Kedua, mengasihi mereka yang tidak tahu dan berbuat salah. Nabi Muhammad saw. tidak lantas menghukum mereka yang tidak tahu dan berbuat salah. Bahkan sebaliknya, Nabi Muhammad saw. memperlakukan mereka dengan penuh kasih sayang. Nabi Muhammad saw. sadar bahwa perlakuan kasih sayang kepada mereka yang tidak tahu dan berbuat salah akan membuatnya lunak. Sebaliknya, jika seandainya dikerasin maka bisa saja mereka nantinya akan balas dendam dan berbuat kekerasan.
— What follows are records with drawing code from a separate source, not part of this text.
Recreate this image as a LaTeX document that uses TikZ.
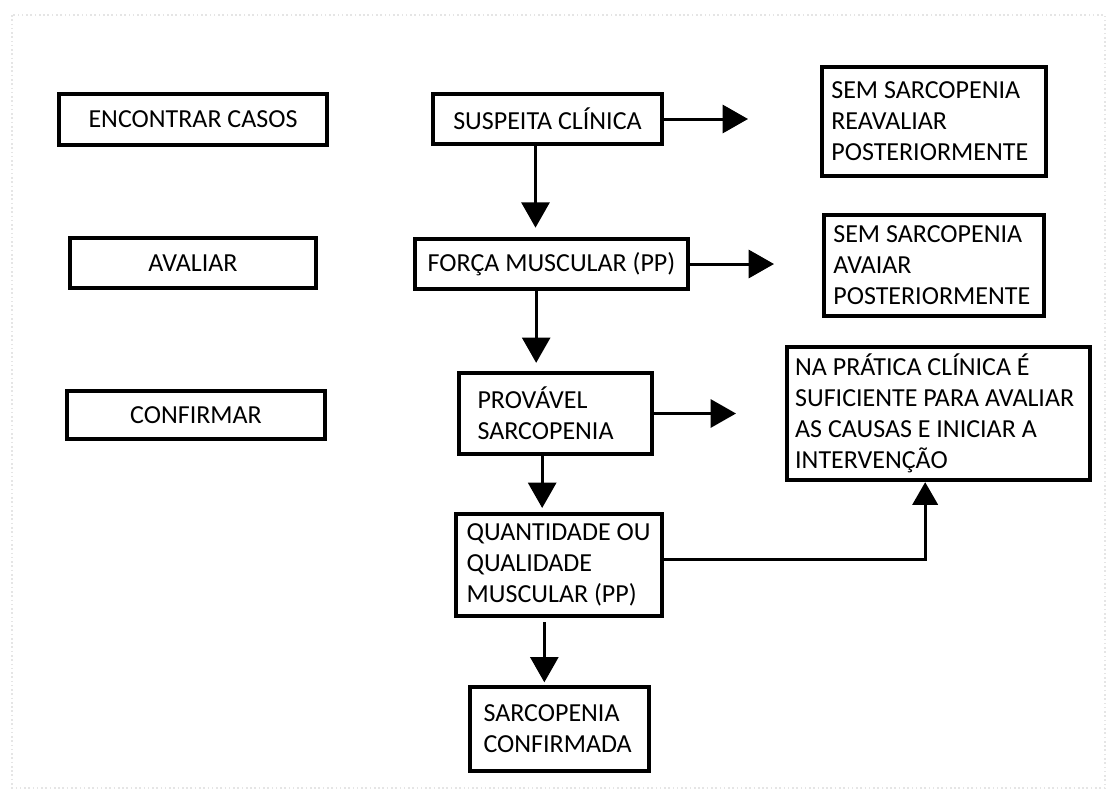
\documentclass[tikz,border=0pt]{standalone}
\usepackage{fontspec}
\setmainfont{Carlito}
\usepackage{tikz}
\usetikzlibrary{arrows.meta}

\begin{document}
\begin{tikzpicture}[x=0.75pt,y=-0.75pt,>={Triangle[length=19pt,width=21pt]}]
                \tikzset{box/.style={draw, line width=3pt, inner sep=0pt, font=\fontsize{19.5}{23.25}\selectfont},
                         txtbox/.style={box, align=flush left},
                         arr/.style={->, line width=2.25pt},
                         arrthin/.style={-{Triangle[length=17pt,width=19pt]}, line width=2pt}}

                \useasboundingbox (0,0) rectangle (1112,803);
                \draw[gray!20, dotted, line width=1.2pt] (12,15) rectangle (1105,788);

                \node[box, minimum width=201pt, minimum height=38pt] (casos) at (193,119.5) {ENCONTRAR CASOS};
                \node[box, minimum width=184.5pt, minimum height=37.5pt] (avaliar) at (193,263) {AVALIAR};
                \node[box, minimum width=193.5pt, minimum height=36pt] (confirmar) at (196,415) {CONFIRMAR};

                \node[box, minimum width=172pt, minimum height=37.5pt] (susp) at (547.5,119) {SUSPEITA CLÍNICA};
                \node[box, minimum width=205pt, minimum height=37.5pt] (forca) at (551.5,264) {FORÇA MUSCULAR (PP)};
                \node[txtbox, text width=117pt, inner xsep=14pt, minimum height=61pt] (provavel) at (555.5,413.5) {PROVÁVEL\\SARCOPENIA};
                \node[txtbox, text width=138.5pt, inner xsep=8pt, minimum height=76.5pt] (quant) at (559,565) {QUANTIDADE OU\\QUALIDADE\\MUSCULAR (PP)};
                \node[txtbox, text width=114pt, inner xsep=10pt, minimum height=63pt] (confirmada) at (559.5,729) {SARCOPENIA\\CONFIRMADA};

                \node[txtbox, text width=154pt, inner xsep=7pt, minimum height=82pt] (sem1) at (934,121.5) {SEM SARCOPENIA\\REAVALIAR\\POSTERIORMENTE};
                \node[txtbox, text width=151pt, inner xsep=7pt, minimum height=76pt] (sem2) at (934,265.5) {SEM SARCOPENIA\\AVAIAR\\POSTERIORMENTE};
                \node[txtbox, text width=215pt, inner xsep=6pt, minimum height=100pt] (pratica) at (938.5,413.5) {NA PRÁTICA CLÍNICA É\\SUFICIENTE PARA AVALIAR\\AS CAUSAS E INICIAR A\\INTERVENÇÃO};

                \coordinate (e1) at (748,119);
                \coordinate (e2) at (774,264);
                \coordinate (e3) at (736,413.5);
                \coordinate (s1) at ([xshift=-9pt]susp.south);
                \coordinate (s2) at ([xshift=-11.5pt]forca.south);
                \coordinate (s3) at ([xshift=-10pt]provavel.south);
                \coordinate (s4) at ([xshift=-11pt]quant.south);
                \coordinate (q1) at ([yshift=4pt]quant.east);
                \coordinate (p1) at ([xshift=-10pt]pratica.south);

                \path[arr] (susp) edge (e1);
                \path[arr] (forca) edge (e2);
                \path[arr] (provavel) edge (e3);
                \path[arr, shorten >=7pt] (s1) edge (s1 |- forca.north);
                \path[arr, shorten >=6pt] (s2) edge (s2 |- provavel.north);
                \path[arr, shorten >=3pt] (s3) edge (s3 |- quant.north);
                \path[arr, shorten >=2pt, shorten <=3pt] (s4) edge (s4 |- confirmada.north);
                \draw[arrthin] (q1) -| (p1);
            \end{tikzpicture}
\end{document}
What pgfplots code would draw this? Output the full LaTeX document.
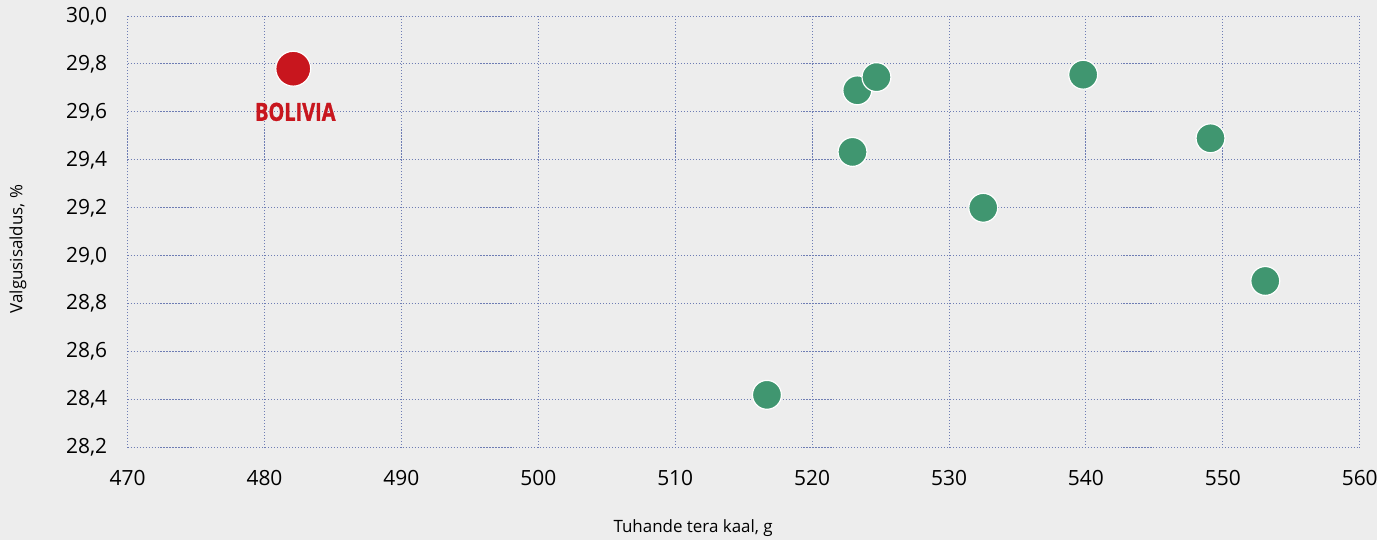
\documentclass[border=0pt]{standalone}
\usepackage{fontspec}
\setmainfont{Open Sans}
\newfontfamily\boldcond{Open Sans}[FakeStretch=0.8, FakeBold=1.2]
\usepackage{pgfplots}
\pgfplotsset{compat=1.18}
\definecolor{bgc}{HTML}{EDEDED}
\definecolor{gridc}{RGB}{110,125,180}
\definecolor{greenpt}{RGB}{64,150,112}
\definecolor{redpt}{RGB}{200,22,30}
\begin{document}
\begin{tikzpicture}
\fill[bgc] (-128pt,-93pt) rectangle (1253pt,449pt);
\begin{axis}[
  scale only axis,
  width=1236pt, height=433pt,
  xmin=470, xmax=560, ymin=28.2, ymax=30.0,
  xtick={470,480,...,560},
  ytick={28.2,28.4,28.6,28.8,29.0,29.2,29.4,29.6,29.8,30.0},
  grid=major,
  major grid style={gridc, line width=0.9pt, dash pattern=on 1.1pt off 1.9pt},
  axis line style={draw=none},
  major tick length=0pt,
  tick label style={font=\fontsize{21}{24}\selectfont, black},
  /pgf/number format/assume math mode=true,
  yticklabel style={/pgf/number format/.cd, use comma, fixed, fixed zerofill, precision=1, /tikz/.cd, xshift=-17pt},
  xticklabel style={/pgf/number format/.cd, 1000 sep={}, /tikz/.cd, yshift=-19pt},
  xlabel={Tuhande tera kaal, g},
  ylabel={Valgusisaldus, \%},
  label style={font=\fontsize{17}{20}\selectfont, black},
  xlabel style={at={(axis description cs:0.459,-0.187)}, anchor=center},
  ylabel style={at={(axis description cs:-0.089,0.46)}, anchor=center},
  clip=false,
]
\addplot[only marks, mark=*, mark size=14.5pt, mark options={fill=greenpt, draw=white, line width=1.2pt}] coordinates {
  (516.7,28.42)
  (522.95,29.433)
  (523.3,29.69)
  (524.7,29.745)
  (532.5,29.20)
  (539.8,29.755)
  (549.1,29.49)
  (553.1,28.895)
};
\addplot[only marks, mark=*, mark size=17.5pt, mark options={fill=redpt, draw=white, line width=1.2pt}] coordinates {
  (482.1,29.78)
};
\node[text=redpt, font=\boldcond\bfseries\fontsize{25}{28}\selectfont, anchor=center] at (axis cs:482.25,29.6) {BOLIVIA};
\end{axis}
\end{tikzpicture}
\end{document}
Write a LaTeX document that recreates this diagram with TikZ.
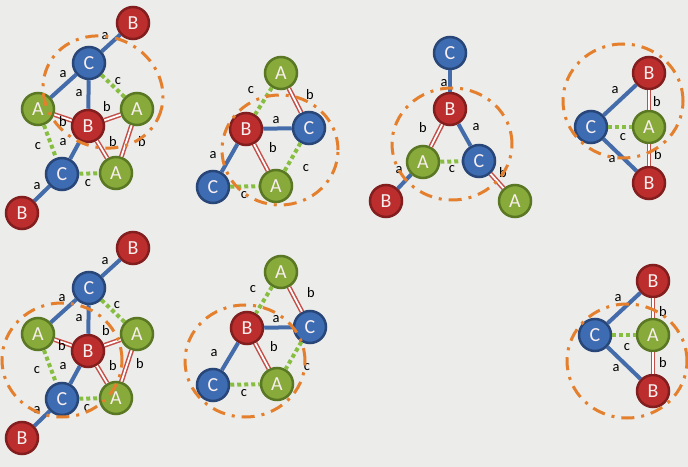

Terkait hal ini, ada sebuah kisah menarik. Pada saat itu, Nabi Muhammad dan sebagian sahabatnya sedang duduk-duduk di dalam masjid. Tiba-tiba datang seorang badui. Dia masuk ke dalam masjid dan kencing di dalamnya. Para sahabat yang melihat kelakuan orang badui itu geram dan berniat untuk menghentikannya. Namun Nabi Muhammad saw. mencegahnya. Beliau malah menyuruh para sahabatnya untuk membiarkan orang badui itu hingga selesai kencing.
“Sesungguhnya masjid-masjid itu tidak layak untuk (dijadikan tempat) kencing dan kotoran. Ia hanya untuk berdzikir kepada Allah, shalat, dan membaca Al-Qur’an,” kata Nabi Muhammad saw. dengan lembut kepada orang badui itu setelah dia menyelesaikan hajatnya. Nabi Muhammad saw. kemudian meminta para sahabatnya untuk mengambil seember air dan menyiramkannya ke tempat yang dikencingi orang badui itu.
|
Aksi Teror ISIS |
Ketiga, mengedepankan nilai-nilai moderat atau tidak berlebih-lebihan. Dalam sebuah hadits, Nabi Muhammad saw. pernah mengatakan kalau sebaik-baiknya suatu perkara adalah yang tengah-tengah. Tidak terlalu ekstrim ke kanan. Juga tidak terlalu ekstrim ke kiri. Begitu pun dalam memahami agama ataupun hal lainnya.
Karena jika seseorang sudah pada level berlebih-lebihan dalam suatu hal, maka dia menganggap kalau kebenaran hanya ada pada dirinya dan kelompoknya. Dia cenderung akan memaksakan kehendaknya kepada orang yang berbeda pendapat dan dapat menuntun kepada kekerasan. Berlebih-lebihan dalam memahami atau menganut suatu hal juga sangat berpotensi untuk menihilkan yang lain. Mereka menganggap bahwa mereka yang berbeda dengan diri dan kelompoknya adalah sebuah ancaman. Oleh karenanya harus dilenyapkan.
Begitu ah solusi Nabi Muhammad saw. untuk mengatasi masalah terorisme dan kekerasan. Beliau selalu menenkankan untuk mencurahkan kasih sayang, menegakkan keadilan, dan bersikap moderat atau tidak berlebih-lebihan dalam hal apapun dalam mewujudkan kehidupan masyarakat yang harmonis dan damai. Kalau seandainya nilai-nilai itu sudah tersebar ke seluruh penjuru dunia dan menyasar siapapun, maka tidak akan ada lagi aksi-aksi terorisme dan radikalisme.